Gefangen im Schulkeller

  • Schulbuch der Evangelischen Schule Groß-Steinheim, 1881–1902
  • Schieferplatte mit Nagel von der alten Dachdeckung der heutigen Theodor-Heuss-Schule,
    bis 20. Jahrhundert

Nachdem sich 1335 zehn jüdische Haushalte in der Stadt ansiedelten, gab es schon bald ein jüdisches Schulhaus in der heutigen Harmoniestraße. In Groß-Steinheim wird ein katholischer Lehrer erstmals um 1479 in einer Urkunde erwähnt, eine Schule könnte hier also schon einige Jahre bestanden haben. In jedem Fall aber gab es schon zur Amtszeit des Pfarrers Indagine (1488–1537) einen Lehrer, wie aus dessen Aufzeichnungen hervorgeht. 1518 wurde Johann Geiß aus Büdingen als Schulmeyster verpflichtet. Im Jahr 1576, laut Salbuch des Kellers Jordan, erteilte ein Pfarrer den Kindern Religionsunterricht. Andere Lehrer unterrichteten ebenso in diesem Jahr und mussten zudem auch dem Küsterdienst nachkommen. Als 1699 in Klein-Steinheim ein Lehrer eingestellt wurde, protestierte der erste Lehrer aus Groß-Steinheim (Rektor genannt), da er sich ängstigte, deswegen auf Gehalt verzichten zu müssen.

Um 1770 befand sich die Groß-Steinheimer Schule mit 112 Schülern im Kaplaneihaus nahe dem Pfarrhaus. Der erste namentlich bekannte Lehrer in Klein-Steinheim war wohl Johannes Huth im Jahre 1756. Dieser war ebenso noch Schuhmacher, Strumpfweber und Glöckner, da Lehrer allein von ihrer schulischen Anstellung kaum leben konnten. Das Schulgeld betrug pro Kind 30 Kreuzer pro Jahr, bei Einführung der Sommerschule (bis dahin gab es nur winterlichen Schulbetrieb) 40 Kreuzer und später dann 2 Gulden. Das älteste Schulgebäude war ein kleines Häuschen mit Lehrerwohnung und Stall in der Nähe der heutigen Theodor-Heuss-Schule. 1809 zog die Schule in ein Wohnhaus mit Hof in der Ludwigstraße. Ein zweites Schulhaus folgte 1850, ganz in der Nähe des bisherigen. 26 Jahre später kaufte die Gemeinde das Anwesen des Freiherrn von Weitershausen und errichtete dort ein großes Schulhaus, welches nach und nach ausgebaut wurde.

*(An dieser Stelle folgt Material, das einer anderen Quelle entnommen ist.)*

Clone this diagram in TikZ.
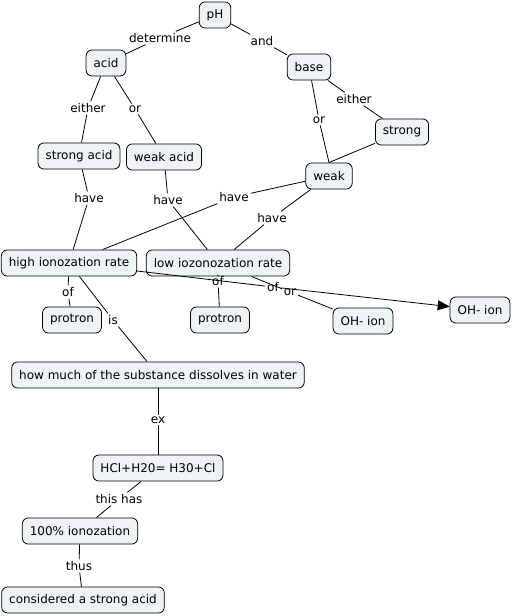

Klein-Steinheimer Schulklasse, frühe 1960er-Jahre

Bild: privat

Jahrgang 1921 in Klein-Steinheim

Bild: aus Sammlung Dr. med. Otto Kunkel

1846 gab es in Groß-Steinheim zwei getrennte Lehrorte. Im alten Schulhaus am Marktplatz wurde unterrichtet, ebenso eine Mädchenklasse im großen Rathaussaal. Später mietete man aus Platznot den Saal in der Wirtschaft Zum Gambrinus. 1865 wurde eine Handwerkerschule in einem Rathaussaal gegründet. Etwa 20 Jahre später wurde in Groß-Steinheim die Elementarklasse im Sälchen bei Grünzfelder, die Mittelklasse im Gambrinus und danach im Schloss unterrichtet, die Knabenklasse in der alten Schule und die obere Mädchenklasse im Rathaus (Altes Rathaus in der Altstadt). Zudem gab es eine Fortbildungs- und Abendschule. Der Platz war nachweislich sehr knapp und es wurde 1892 ein neues, großes Schulhaus (seit 1962 Geschwister-Scholl-Schule) an der Landstraße gebaut. Sieben Jahre später wurde angebaut, da die Schüler der 1858 gegründeten evangelischen Schule aus dem Schloss hinzukamen.

Aktuell wird die Schule an der Darmstädter Straße erneut ausgebaut und hat eine in Hessen wahrscheinlich einzigartige Besonderheit: drei Arrest-Zellen im Keller. Diese sind allerdings nicht für besonders unartige Groß-Steinheimer Schüler gedacht, sondern stammen aus dem Ersten Weltkrieg. Die Zellen wurden aber hauptsächlich zur Ausnüchterung genutzt und weniger für längere Inhaftierungen.

Heute gibt es in Steinheim nach wie vor die beiden gut besuchten Grundschulen, dazu mit der Eppsteinschule eine Haupt- und Realschule, die August-Bebel-Schule als gestalterisch-technische Berufsschule, eine Rettungsdienstschule und die Adolf-Schwab-Musikschule, übergegangen in das Haus der Musik e.V.